I voluntarily spent a long time in the subway last week. Yes, it was my choice. Yes, in the subway. Yes, that’s the car, the station, everything. Me. The subway. The MTA. For real.
Last weekend, my friend Anna and I decided to take a Secret History of the Subway System tour with the New York Adventure Club! If it sounds geeky, stop being so judgmental because it was actually SUPER fun and we learned a lot. (To preface, I didn’t take many pictures…)
We met downtown near the Chambers Street station (map, you’re welcome) with the 12 other people in our group and our very knowledgeable and clearly subway-pro tour guide whose name I can’t remember. He explained a lot about how the subway system came to be: once people were populating Manhattan, traffic with horses was terrible and it was clear a mass mode of transit was necessary. NYC got a real taste of the subway in the late 1800s/early 1900s. There were originally a bunch of different subway lines operating independently, each with their own interests. You can still see lots of remnants of that divide today, like by looking at the width of the 1, 2, 3 trains versus the N, Q, R (numbers are less wide — originally built by the IRT I believe — because they were trying to defray costs). Eventually, everything was owned by the MTA, which is how it stands today. Yippee…
We went down to the actual subway and ended up riding the 6 train which was extra special because we got on at the last stop and — wait for it — STAYED on the train (sneaky sneakyyyy). There’s a little secret that if you stay on past that stop, while the train turns around to travel in the opposite direction, you pass through the now-closed City Hall station. The station was last open to the public in 1945, and since then they’ve actually blocked off the street entrance and everything and the only way to visit the station is through incredibly exclusive guided tours via the Transit Museum (only available to members, naturally). Our tour guide told us that there were talks about making this into a restaurant (and they may have actually done that?) but it fell through. So sad because it’s SO beautiful! The station is really small and completely on a curve, and there are tons of mosaics and sun shines in through glass-stained windows. Here’s a cool article to read with a few photos — and this one’s similar. Crazy to think of how much time and detail went into the construction of subway stations!
We saw a bunch of other subway stations and our tour guide was explaining the art and sculptures in the stations that are seemingly invisible to the general eye. Can’t remember the details from the above photo (eek, sorry!!) but I remember a super weird beaver thing at the Astor Place stop that was so tangentially related to the name of the station it’s no wonder no one notices these random pieces of artwork!
We checked out the Times Square station too and while it’s not the classiest station, we learned some cool things.
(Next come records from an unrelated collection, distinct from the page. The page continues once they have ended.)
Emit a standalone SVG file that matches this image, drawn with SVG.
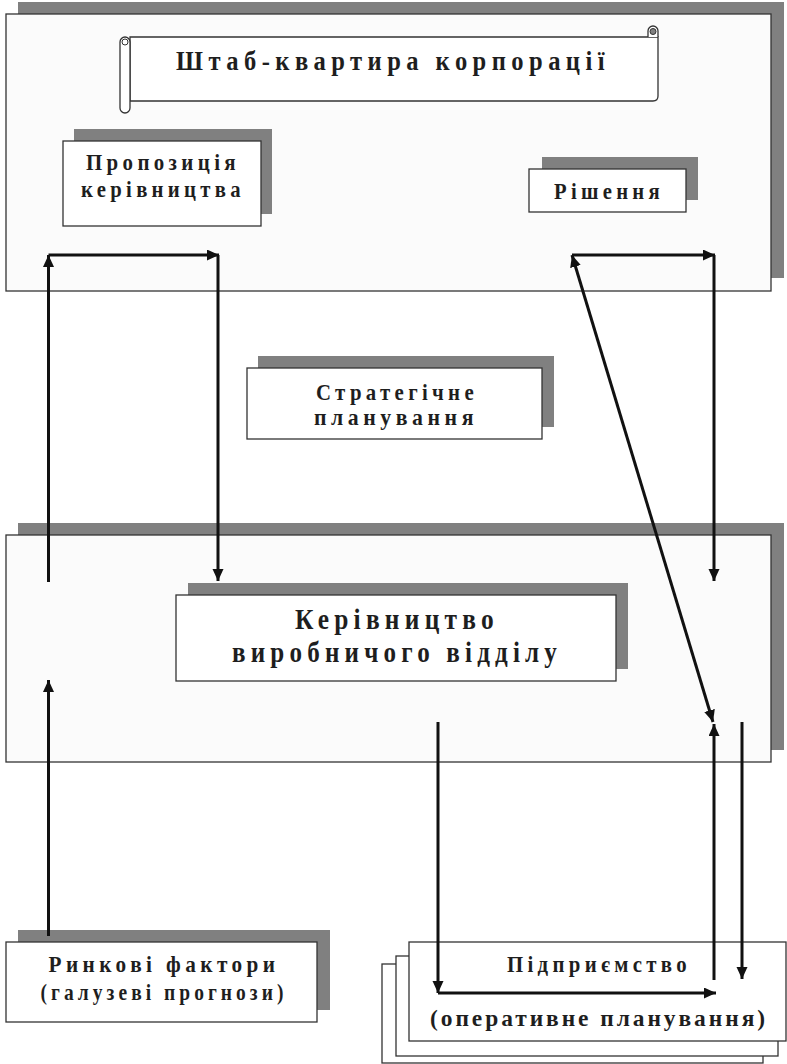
<svg xmlns="http://www.w3.org/2000/svg" width="787" height="1064" viewBox="0 0 787 1064">
<style>
.bg{fill:#ffffff}
.sh{fill:#808080;stroke:none}
.frame{fill:#fbfbfb;stroke:#333;stroke-width:1.3}
.box{fill:#ffffff;stroke:#333;stroke-width:1.3}
.t{font-family:"Liberation Serif","Times New Roman",serif;font-weight:bold;fill:#1e1e1e;text-anchor:middle;font-size:24px;letter-spacing:5px}
.t1{font-size:27px;letter-spacing:6px}
.t2{font-size:29px;letter-spacing:6px}
.t3{letter-spacing:3px}
.c{stroke:#111;stroke-width:3;fill:none}
</style>
<defs>
<marker id="ah" markerUnits="userSpaceOnUse" markerWidth="13" markerHeight="12" refX="12" refY="5.5" orient="auto-start-reverse">
<path d="M0,0 L12,5.5 L0,11 Z" fill="#111"/>
</marker>
</defs>
<rect class="bg" x="0" y="0" width="787" height="1064"/>

<g id="hq-frame">
<rect class="sh" x="18" y="2" width="766" height="276"/>
<rect class="frame" x="6" y="14" width="765" height="277"/>
</g>

<g id="hq-title">
<path class="box" d="M130,37 H658 V96 Q658,101 653,101 H130 Z"/>
<path class="box" d="M648,37 V31 A5,5 0 0 1 658,31 V37"/>
<circle cx="653" cy="31.5" r="3" fill="#808080" stroke="#333" stroke-width="1"/>
<rect class="box" x="120" y="37" width="10" height="76" rx="5"/>
<circle cx="125" cy="42" r="3" fill="none" stroke="#333" stroke-width="1"/>
<text class="t t1" x="393" y="70" textLength="434" lengthAdjust="spacingAndGlyphs">Штаб-квартира корпорації</text>
</g>

<g id="proposal">
<rect class="sh" x="74" y="129" width="198" height="85"/>
<rect class="box" x="63" y="141" width="198" height="85"/>
<text class="t" x="163" y="170" textLength="154" lengthAdjust="spacingAndGlyphs">Пропозиція</text>
<text class="t" x="163" y="197" textLength="164" lengthAdjust="spacingAndGlyphs">керівництва</text>
</g>

<g id="decision">
<rect class="sh" x="542" y="157" width="156" height="43"/>
<rect class="box" x="529" y="169" width="157" height="43"/>
<text class="t" x="609" y="199" textLength="110" lengthAdjust="spacingAndGlyphs">Рішення</text>
</g>

<g id="strategic">
<rect class="sh" x="258" y="356" width="296" height="71"/>
<rect class="box" x="247" y="368" width="295" height="71"/>
<text class="t" x="397" y="400" textLength="162" lengthAdjust="spacingAndGlyphs">Стратегічне</text>
<text class="t" x="396" y="425" textLength="164" lengthAdjust="spacingAndGlyphs">планування</text>
</g>

<g id="division-frame">
<rect class="sh" x="18" y="523" width="766" height="227"/>
<rect class="frame" x="6" y="535" width="765" height="227"/>
</g>

<g id="division-mgmt">
<rect class="sh" x="188" y="583" width="440" height="86"/>
<rect class="box" x="176" y="595" width="440" height="86"/>
<text class="t t2" x="397" y="629" textLength="204" lengthAdjust="spacingAndGlyphs">Керівництво</text>
<text class="t t2" x="397" y="662" textLength="330" lengthAdjust="spacingAndGlyphs">виробничого відділу</text>
</g>

<g id="market">
<rect class="sh" x="18" y="930" width="312" height="80"/>
<rect class="box" x="6" y="942" width="311" height="80"/>
<text class="t" x="164" y="972" textLength="231" lengthAdjust="spacingAndGlyphs">Ринкові фактори</text>
<text class="t" x="164" y="1000" textLength="247" lengthAdjust="spacingAndGlyphs">(галузеві прогнози)</text>
</g>

<g id="enterprise">
<rect class="box" x="382" y="964" width="381" height="99"/>
<rect class="box" x="396" y="956" width="382" height="100"/>
<rect class="box" x="409" y="942" width="377" height="99"/>
<text class="t" x="599" y="972" textLength="184" lengthAdjust="spacingAndGlyphs">Підприємство</text>
<text class="t t3" x="599" y="1026" textLength="338" lengthAdjust="spacingAndGlyphs">(оперативне планування)</text>
</g>

<g id="connectors">
<line class="c" x1="48.5" y1="582" x2="48.5" y2="255" marker-end="url(#ah)"/>
<line class="c" x1="48.5" y1="255" x2="219" y2="255" marker-end="url(#ah)"/>
<line class="c" x1="218" y1="255" x2="218" y2="581" marker-end="url(#ah)"/>
<line class="c" x1="48.5" y1="936" x2="48.5" y2="680" marker-end="url(#ah)"/>
<line class="c" x1="713" y1="722" x2="572" y2="255" marker-start="url(#ah)" marker-end="url(#ah)"/>
<line class="c" x1="572" y1="255" x2="715" y2="255" marker-end="url(#ah)"/>
<line class="c" x1="714" y1="255" x2="714" y2="581" marker-end="url(#ah)"/>
<line class="c" x1="438" y1="722" x2="438" y2="993" marker-end="url(#ah)"/>
<line class="c" x1="438" y1="993" x2="716" y2="993" marker-end="url(#ah)"/>
<line class="c" x1="714" y1="980" x2="714" y2="724" marker-end="url(#ah)"/>
<line class="c" x1="742" y1="722" x2="742" y2="979" marker-end="url(#ah)"/>
</g>
</svg>
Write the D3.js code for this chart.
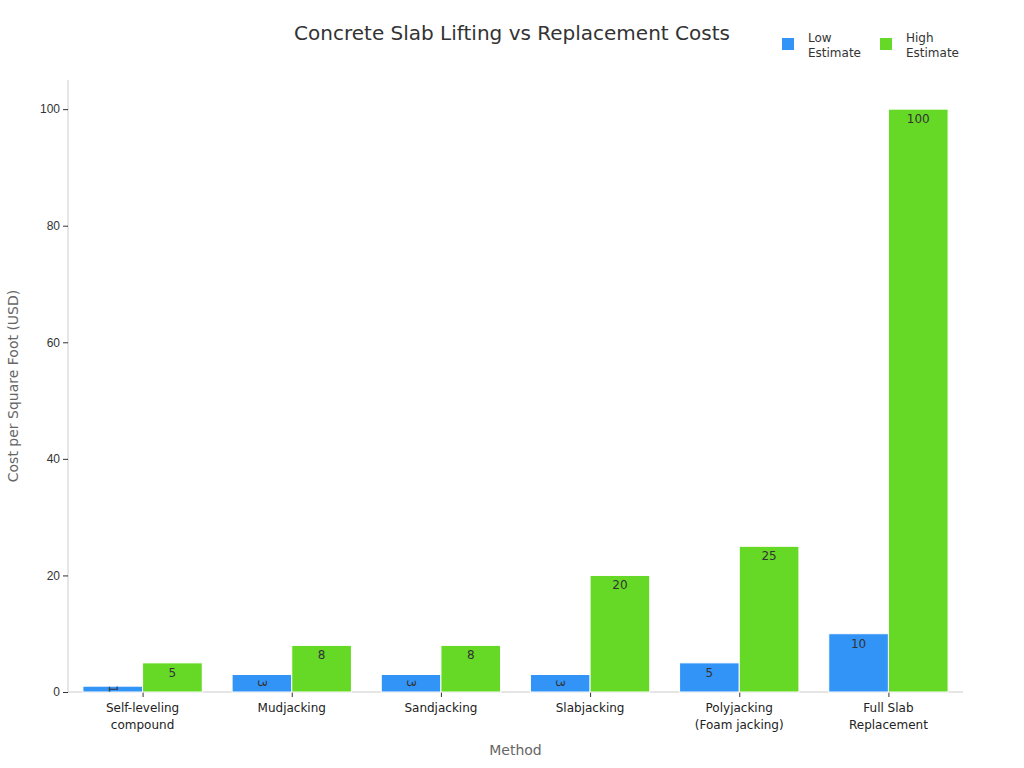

Like noticing this “Knickerbocker” door in a back corner. This actually led to an independent entrance to the Knickerbocker hotel, back in the day, so patrons would have direct access from the hotel to the subway. That’s pretty neat!
Our last stop was Grand Central — you’ve been right, there? I didn’t know it, but the station underwent a HUGE restoration and was re-revealed in 1998. Apparently the ceiling was nearly unrecognizable due to layers of soot and dirt mostly because, for decades, people were allowed to smoke indoors!! (So crazy but makes so much sense!) Anyway, after the station was restored, the company left a small rectangle uncleaned on the ceiling for people to remember how icky it used to be. It’s insane. You can sort of see it in the photos at the top of this article — and yes, it’s as dark in person as it is in the photos!
After the tour disbanded, with a head full of subway knowledge, Anna and I grabbed much-enjoyed coffee (naturally), and then I ventured off to the book mecca above… The Strand!! There’s something about wandering around a bookstore that I find so calming… the best way to end a night!